Saya sebenarnya tidak takut, tapi saya memang tidak mau menyentuh hewan besar yang berbahaya itu meski sudah jinak. Tidak tertarik dan ingin menegaskan pada anak-anak kalau hewan itu berbahaya. Mengajarkan pada anak-anak kalau semua hewan itu sebenarnya adalah hewan buas, tapi sudah dilatih untuk tidak menyerang manusia sehingga dijauhkan dari makan daging dan insting berburu. Dilatih mulai dari tempatnya, makanannya dan terbiasa berinteraksi dengan manusia.

Perjalanan belum berakhir, kami masih berjalan melihat dua kuda nil berukuran sedang yang sedang makan rumput. Hewan yang cukup berbahaya ini hanya dibuatkan kandang dari kawat saja dengan genangan air di tengah kandang, tidak seperti di kebun binatang lain yang menaruh kuda nil di tempat yang jauh dari pengunjung karena binatang ini termasuk hewan yang paling berbahaya. Dua hewan ini sudah terlatih memakan tumbuhan sehingga mungkin dianggap tidak berbahaya.



Berlanjut ke jalan berliku yang lebih menurun, anak-anak sudah berlarian terlebih dahulu, Si bungu yang mau ikut lari kami tahan karena jalanan agak berlumut. Kami memasuki sebuah kawasan memutar. Kami bisa melihat rusa, burung kasuari, buaya, musang dan masuk ke rumah burung yang katanya merupakan wahana baru. Rumah burung ini begitu menyejukkan dengan pepohonan yang hijau dan suasana yang sangat menyenangkan dengan kicau burung yang bersahutan. Di tengahnya ada Burung pelikan yang dibuatkan kolam kecil yang airnya jernih. Burung dengan paruh panjang itu suka menyembunyikan paruhnya saat tidur dibalik bulunya dengan kepala menghadap ke belakang 180 derajat. Katanya agar paruhnya tidak patah karena terlalu panjang untuk menangkap ikan di air dan menampungnya di selaput yang ada di bawah paruhnya. MasyaaAllah... sungguh luar biasa ciptaan Allah.
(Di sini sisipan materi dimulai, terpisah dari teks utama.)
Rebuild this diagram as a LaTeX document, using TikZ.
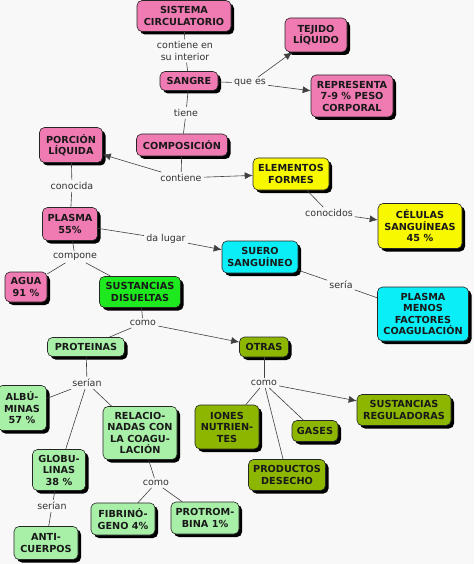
\documentclass[tikz,border=0pt]{standalone}
\usepackage{fontspec}
\setmainfont{DejaVu Sans}
\usetikzlibrary{shadows,arrows.meta}
\definecolor{bg}{RGB}{248,248,248}
\definecolor{cpink}{RGB}{240,122,178}
\definecolor{cyel}{RGB}{248,248,0}
\definecolor{ccyan}{RGB}{10,238,248}
\definecolor{cgreen}{RGB}{30,232,30}
\definecolor{clgreen}{RGB}{168,240,168}
\definecolor{colive}{RGB}{140,182,0}
\definecolor{ctxt}{RGB}{50,50,50}
\tikzset{
  box/.style={draw=black!85, line width=0.6pt, rounded corners=5pt, align=center,
    inner sep=1pt, font=\fontsize{9.7}{11.5}\selectfont\bfseries, text=black!90,
    drop shadow={shadow xshift=3pt, shadow yshift=-3pt, fill=black, opacity=1}},
  pink/.style={box, fill=cpink},
  yel/.style={box, fill=cyel},
  cyan/.style={box, fill=ccyan},
  grn/.style={box, fill=cgreen},
  lgrn/.style={box, fill=clgreen},
  oliv/.style={box, fill=colive},
  lab/.style={inner sep=2pt, align=center, text=ctxt, font=\fontsize{9.5}{11.5}\selectfont},
  con/.style={draw=black!75, line width=0.6pt},
  arr/.style={con, -{Latex[length=8pt,width=7pt]}},
  sz/.style 2 args={minimum width=#1pt, minimum height=#2pt}
}
\begin{document}
\begin{tikzpicture}[x=1pt,y=-1pt]
\useasboundingbox[fill=bg] (0,0) rectangle (474,564);
% nodes
\node[pink,sz={94}{31}] (sis) at (184,16) {SISTEMA\\CIRCULATORIO};
\node[pink,sz={58}{19}] (sangre) at (189,81) {SANGRE};
\node[pink,sz={62}{34}] (tejido) at (316,35) {TEJIDO\\LÍQUIDO};
\node[pink,sz={82}{42}] (repr) at (352,96) {REPRESENTA\\7-9 \% PESO\\CORPORAL};
\node[pink,sz={91}{22}] (comp) at (182,145) {COMPOSICIÓN};
\node[pink,sz={63}{35}] (porcion) at (71,145) {PORCIÓN\\LÍQUIDA};
\node[yel,sz={76}{32}] (elem) at (291,174) {ELEMENTOS\\FORMES};
\node[yel,sz={84}{45}] (cel) at (420,226) {CÉLULAS\\SANGUÍNEAS\\45 \%};
\node[pink,sz={55}{33}] (plasma) at (70,224) {PLASMA\\55\%};
\node[cyan,sz={76}{32}] (suero) at (260,257) {SUERO\\SANGUÍNEO};
\node[pink,sz={42}{30}] (agua) at (26,287) {AGUA\\91 \%};
\node[grn,sz={81}{31}] (sustdis) at (140,292) {SUSTANCIAS\\DISUELTAS};
\node[cyan,sz={91}{54}] (pmenos) at (423,314) {PLASMA\\MENOS\\FACTORES\\COAGULACIÓN};
\node[lgrn,sz={77}{19}] (prot) at (86,347) {PROTEINAS};
\node[oliv,sz={49}{20}] (otras) at (264,347) {OTRAS};
\node[lgrn,sz={49}{45}] (alb) at (22,408) {ALBÚ-\\MINAS\\57 \%};
\node[lgrn,sz={74}{53}] (relac) at (140,433) {RELACIO-\\NADAS CON\\LA COAGU-\\LACIÓN};
\node[oliv,sz={64}{44}] (iones) at (227,427) {IONES\\NUTRIEN-\\TES};
\node[oliv,sz={46}{21}] (gases) at (315,431) {GASES};
\node[oliv,sz={94}{31}] (sustreg) at (404,410) {SUSTANCIAS\\REGULADORAS};
\node[lgrn,sz={53}{41}] (glob) at (59,470) {GLOBU-\\LINAS\\38 \%};
\node[oliv,sz={77}{31}] (prod) at (287,475) {PRODUCTOS\\DESECHO};
\node[lgrn,sz={64}{32}] (fib) at (123,519) {FIBRINÓ-\\GENO 4\%};
\node[lgrn,sz={68}{32}] (protr) at (205,518) {PROTROM-\\BINA 1\%};
\node[lgrn,sz={64}{33}] (anti) at (46,543) {ANTI-\\CUERPOS};
% labels
\node[lab] (l1) at (185,51) {contiene en\\su interior};
\node[lab] (l2) at (250,83) {que es};
\node[lab] (l3) at (186,113) {tiene};
\node[lab] (l4) at (181,178) {contiene};
\node[lab] (l5) at (72,186) {conocida};
\node[lab] (l6) at (329,213) {conocidos};
\node[lab] (l7) at (166,239) {da lugar};
\node[lab] (l8) at (75,257) {compone};
\node[lab] (l9) at (341,285) {sería};
\node[lab] (l10) at (143,323) {como};
\node[lab] (l11) at (87,383) {serían};
\node[lab] (l12) at (264,383) {como};
\node[lab] (l13) at (156,483) {como};
\node[lab] (l14) at (52,506) {serían};
% connectors
\draw[con] (sis) -- (l1); \draw[con] (l1) -- (sangre);
\draw[con] (sangre) -- (l2); \draw[arr] (l2) -- (tejido); \draw[arr] (l2) -- (repr);
\draw[con] (sangre) -- (l3); \draw[con] (l3) -- (comp);
\draw[con] (comp) -- (l4); \draw[arr] (l4) -- (porcion); \draw[arr] (l4) -- (elem);
\draw[con] (porcion) -- (l5); \draw[con] (l5) -- (plasma);
\draw[con] (elem) -- (l6); \draw[arr] (l6) -- (cel);
\draw[con] (plasma) -- (l7); \draw[arr] (l7) -- (suero);
\draw[con] (plasma) -- (l8); \draw[con] (l8) -- (agua); \draw[con] (l8) -- (sustdis);
\draw[con] (suero) -- (l9); \draw[con] (l9) -- (pmenos);
\draw[con] (sustdis) -- (l10); \draw[con] (l10) -- (prot); \draw[arr] (l10) -- (otras);
\draw[con] (prot) -- (l11); \draw[con] (l11) -- (alb); \draw[con] (l11) -- (glob); \draw[con] (l11) -- (relac);
\draw[con] (otras) -- (l12); \draw[con] (l12) -- (iones); \draw[con] (l12) -- (prod); \draw[con] (l12) -- (gases); \draw[arr] (l12) -- (sustreg);
\draw[con] (relac) -- (l13); \draw[con] (l13) -- (fib); \draw[con] (l13) -- (protr);
\draw[con] (glob) -- (l14); \draw[con] (l14) -- (anti);
\end{tikzpicture}
\end{document}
Keluar dari rumah burung, kami pun akhirnya memutuskan untuk istirahat sejenak di sebuah tempat yang disediakan di dekat tempat atraksi dua gajah dewasa. Satu gajah betina yang sudah berumur 51 tahun sedangkan satu lagi Gajah jantan yang berusia 25 tahun yang baru 5 tahun berada di sini. Tempat istirahat yang berada di tengah lokasi ini menyediakan beberapa minuman kemasan dan es cream gellatoyang tentu langsung diserbu anak-anak. Tidak banyak pengunjung yang stay disana, kami pun lebih leluasa duduk dan anak-anak bisa bermain karena tempatnya luas. Lumayan menyenangkan dan menenangkan. Melepas lelah dan penat sambil bertanya pada pawang gajah yang menceritakan asal usul dua gajah itu.
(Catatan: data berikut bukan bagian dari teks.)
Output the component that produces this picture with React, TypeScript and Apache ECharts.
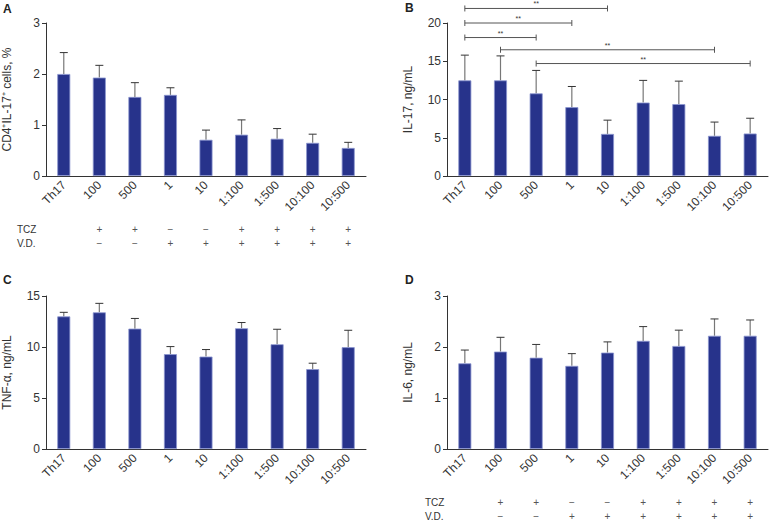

Mereka berasal dari Lampung, Sumatera. Keduanya merupakan jenis Gajah Sumatera yang sudah jinak. Kebanyakan hewan di Wildlife ini baru sepasang untuk bisa dikembang biakkan. Namun, Sindi, si Gajah betina sudah tidak produktif karena usianya sudah terlalu tua. Gajah bisa bereproduksi sampai usia 40 tahuanan dan memiliki umur sampai 60 tahunan. Meski bentuknya besar, tapi Gajah merupakan salah satu hewan yang cukup bersahabat karena geraknya yang tidak terlalu lincah sehingga tidak terkesan menakutkan meski badannya memang sangat besar.



Kami pun keluar setelah waktu menunjukkan pukul 17.00 WITA. Menurut informasi dari petugas, semua hewan masuk kandang sebelum senja. Hari ini cukup melelahkan bagi kami yang sudah berkeliling sambil momong anak sehingga beberapa kali harus berlarian mengejar anak-anak yang ingin jalan sendiri dan ingin tahu banyak. Namun, banyak hikmah dan pelajaran yang bisa diceritakan kepada anak-anak. 
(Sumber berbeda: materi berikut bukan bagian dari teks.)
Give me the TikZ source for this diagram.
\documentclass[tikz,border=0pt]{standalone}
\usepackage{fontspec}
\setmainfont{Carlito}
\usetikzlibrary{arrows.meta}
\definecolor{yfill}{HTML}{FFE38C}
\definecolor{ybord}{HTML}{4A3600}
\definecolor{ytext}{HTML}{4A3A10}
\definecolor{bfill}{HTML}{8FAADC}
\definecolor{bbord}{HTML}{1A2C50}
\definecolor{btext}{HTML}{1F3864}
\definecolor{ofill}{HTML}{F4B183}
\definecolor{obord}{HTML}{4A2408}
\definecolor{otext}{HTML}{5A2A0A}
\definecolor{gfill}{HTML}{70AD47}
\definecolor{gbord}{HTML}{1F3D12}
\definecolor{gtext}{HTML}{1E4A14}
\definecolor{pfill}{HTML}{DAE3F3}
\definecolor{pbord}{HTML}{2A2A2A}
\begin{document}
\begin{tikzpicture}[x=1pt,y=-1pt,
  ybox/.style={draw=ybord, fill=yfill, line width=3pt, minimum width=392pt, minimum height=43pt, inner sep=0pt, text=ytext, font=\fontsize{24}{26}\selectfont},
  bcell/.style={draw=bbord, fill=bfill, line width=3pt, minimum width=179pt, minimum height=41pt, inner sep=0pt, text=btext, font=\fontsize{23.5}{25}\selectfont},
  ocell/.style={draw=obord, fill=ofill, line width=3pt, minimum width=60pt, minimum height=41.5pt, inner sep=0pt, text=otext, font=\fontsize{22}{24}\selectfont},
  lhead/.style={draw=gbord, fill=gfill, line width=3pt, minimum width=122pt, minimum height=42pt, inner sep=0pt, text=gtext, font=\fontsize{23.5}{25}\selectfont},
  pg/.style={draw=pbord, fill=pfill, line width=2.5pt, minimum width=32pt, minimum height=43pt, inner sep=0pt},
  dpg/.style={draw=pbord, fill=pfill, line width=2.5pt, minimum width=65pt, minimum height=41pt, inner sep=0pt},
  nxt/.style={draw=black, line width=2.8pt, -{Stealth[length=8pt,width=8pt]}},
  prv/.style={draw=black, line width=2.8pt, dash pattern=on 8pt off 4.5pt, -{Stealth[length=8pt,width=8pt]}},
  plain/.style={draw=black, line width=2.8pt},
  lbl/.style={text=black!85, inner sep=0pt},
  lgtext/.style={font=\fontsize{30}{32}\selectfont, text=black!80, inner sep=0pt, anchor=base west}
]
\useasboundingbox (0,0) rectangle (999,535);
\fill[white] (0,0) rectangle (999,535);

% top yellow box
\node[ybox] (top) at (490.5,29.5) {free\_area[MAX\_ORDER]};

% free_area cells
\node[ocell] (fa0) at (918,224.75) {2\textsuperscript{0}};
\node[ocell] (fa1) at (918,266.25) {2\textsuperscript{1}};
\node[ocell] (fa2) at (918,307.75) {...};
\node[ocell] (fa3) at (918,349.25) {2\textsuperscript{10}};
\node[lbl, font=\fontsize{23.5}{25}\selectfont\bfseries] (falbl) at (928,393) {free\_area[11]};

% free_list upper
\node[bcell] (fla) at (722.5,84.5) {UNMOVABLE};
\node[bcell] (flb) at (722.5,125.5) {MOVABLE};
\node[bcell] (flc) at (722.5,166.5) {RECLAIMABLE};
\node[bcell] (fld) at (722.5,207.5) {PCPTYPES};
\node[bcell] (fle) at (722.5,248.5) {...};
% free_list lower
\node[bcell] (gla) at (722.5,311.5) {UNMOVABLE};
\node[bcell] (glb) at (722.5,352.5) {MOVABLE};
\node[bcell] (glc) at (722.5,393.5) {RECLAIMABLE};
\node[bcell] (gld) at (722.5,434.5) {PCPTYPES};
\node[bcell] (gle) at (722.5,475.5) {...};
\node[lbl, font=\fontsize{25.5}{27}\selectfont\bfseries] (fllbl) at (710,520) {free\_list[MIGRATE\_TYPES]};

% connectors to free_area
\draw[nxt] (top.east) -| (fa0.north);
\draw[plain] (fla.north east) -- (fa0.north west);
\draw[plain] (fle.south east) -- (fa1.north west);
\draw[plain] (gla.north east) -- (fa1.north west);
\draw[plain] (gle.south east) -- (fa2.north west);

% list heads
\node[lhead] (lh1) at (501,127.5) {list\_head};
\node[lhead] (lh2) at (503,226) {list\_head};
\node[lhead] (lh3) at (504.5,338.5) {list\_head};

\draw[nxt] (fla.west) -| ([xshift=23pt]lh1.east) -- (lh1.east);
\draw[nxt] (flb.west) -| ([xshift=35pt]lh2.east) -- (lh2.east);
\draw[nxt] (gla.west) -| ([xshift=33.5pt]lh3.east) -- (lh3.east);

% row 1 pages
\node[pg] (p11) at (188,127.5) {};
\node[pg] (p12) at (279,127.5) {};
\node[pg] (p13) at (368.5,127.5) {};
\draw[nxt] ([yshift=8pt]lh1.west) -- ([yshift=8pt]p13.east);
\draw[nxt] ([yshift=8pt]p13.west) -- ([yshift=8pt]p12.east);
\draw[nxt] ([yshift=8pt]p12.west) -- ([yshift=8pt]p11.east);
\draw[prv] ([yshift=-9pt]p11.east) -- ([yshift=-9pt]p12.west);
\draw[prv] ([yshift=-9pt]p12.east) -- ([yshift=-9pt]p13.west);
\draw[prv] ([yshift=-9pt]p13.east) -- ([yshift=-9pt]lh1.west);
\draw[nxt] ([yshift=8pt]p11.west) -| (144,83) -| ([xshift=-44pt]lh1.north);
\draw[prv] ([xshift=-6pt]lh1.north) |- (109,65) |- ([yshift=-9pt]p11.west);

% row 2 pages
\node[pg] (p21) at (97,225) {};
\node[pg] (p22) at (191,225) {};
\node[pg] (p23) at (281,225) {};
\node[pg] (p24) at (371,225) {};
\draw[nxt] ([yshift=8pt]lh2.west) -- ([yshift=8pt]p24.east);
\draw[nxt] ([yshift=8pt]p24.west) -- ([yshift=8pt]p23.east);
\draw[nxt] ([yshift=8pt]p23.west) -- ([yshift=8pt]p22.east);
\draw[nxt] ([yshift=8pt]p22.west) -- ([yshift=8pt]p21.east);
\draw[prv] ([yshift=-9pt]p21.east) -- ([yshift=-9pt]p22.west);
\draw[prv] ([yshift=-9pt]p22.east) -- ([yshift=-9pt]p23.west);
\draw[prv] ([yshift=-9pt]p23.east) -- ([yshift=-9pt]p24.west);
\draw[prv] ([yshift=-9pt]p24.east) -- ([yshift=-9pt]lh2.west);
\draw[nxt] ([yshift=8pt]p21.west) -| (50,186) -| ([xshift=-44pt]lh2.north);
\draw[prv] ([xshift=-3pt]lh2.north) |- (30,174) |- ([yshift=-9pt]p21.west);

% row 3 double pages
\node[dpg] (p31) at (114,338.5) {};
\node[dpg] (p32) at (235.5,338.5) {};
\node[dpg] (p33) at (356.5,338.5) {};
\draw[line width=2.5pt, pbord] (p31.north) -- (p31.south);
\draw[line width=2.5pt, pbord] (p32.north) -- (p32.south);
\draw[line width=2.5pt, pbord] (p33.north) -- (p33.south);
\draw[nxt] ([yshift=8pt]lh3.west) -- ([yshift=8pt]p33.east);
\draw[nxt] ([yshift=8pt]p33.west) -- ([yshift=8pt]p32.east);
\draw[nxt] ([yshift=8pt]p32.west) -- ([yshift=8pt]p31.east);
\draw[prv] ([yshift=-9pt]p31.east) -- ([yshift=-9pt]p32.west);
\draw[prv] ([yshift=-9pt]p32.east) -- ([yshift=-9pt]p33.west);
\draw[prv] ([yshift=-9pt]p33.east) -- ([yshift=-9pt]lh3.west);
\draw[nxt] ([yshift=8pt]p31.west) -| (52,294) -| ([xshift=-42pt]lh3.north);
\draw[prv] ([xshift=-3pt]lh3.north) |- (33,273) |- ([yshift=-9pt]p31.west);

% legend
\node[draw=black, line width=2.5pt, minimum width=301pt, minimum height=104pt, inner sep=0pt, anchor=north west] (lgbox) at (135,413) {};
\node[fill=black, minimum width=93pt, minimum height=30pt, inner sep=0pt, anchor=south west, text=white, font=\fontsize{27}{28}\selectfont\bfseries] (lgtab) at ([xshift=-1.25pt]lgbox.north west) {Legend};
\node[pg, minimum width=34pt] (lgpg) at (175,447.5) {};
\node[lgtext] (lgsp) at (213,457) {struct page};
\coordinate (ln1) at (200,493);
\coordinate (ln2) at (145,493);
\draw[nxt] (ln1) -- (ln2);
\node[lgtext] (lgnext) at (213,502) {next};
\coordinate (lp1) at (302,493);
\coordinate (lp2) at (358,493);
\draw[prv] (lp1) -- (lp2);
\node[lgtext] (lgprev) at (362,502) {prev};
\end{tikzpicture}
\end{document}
Perlu perjuangan dan pengorbananan untuk memperoleh ilmu pengetahuan. Belajar dari sikap dan tingkah hewan yang sudah bisa beradaptasi dengan lingkungan baru dan suasana baru dikunjungi pengunjung. Ada banyak burung yang memilih tidak terbang ke alam bebas saat dilepaskan untuk dipegang oleh pengunjung, tapi ada juga yang terbang menghilang. Ada orang yang nyaman dengan kehidupannya, tapi ada juga yang ingin mencari pengalaman dengan berkelana. Hidup itu pilihan dan harus siap dengan konsekuensinya.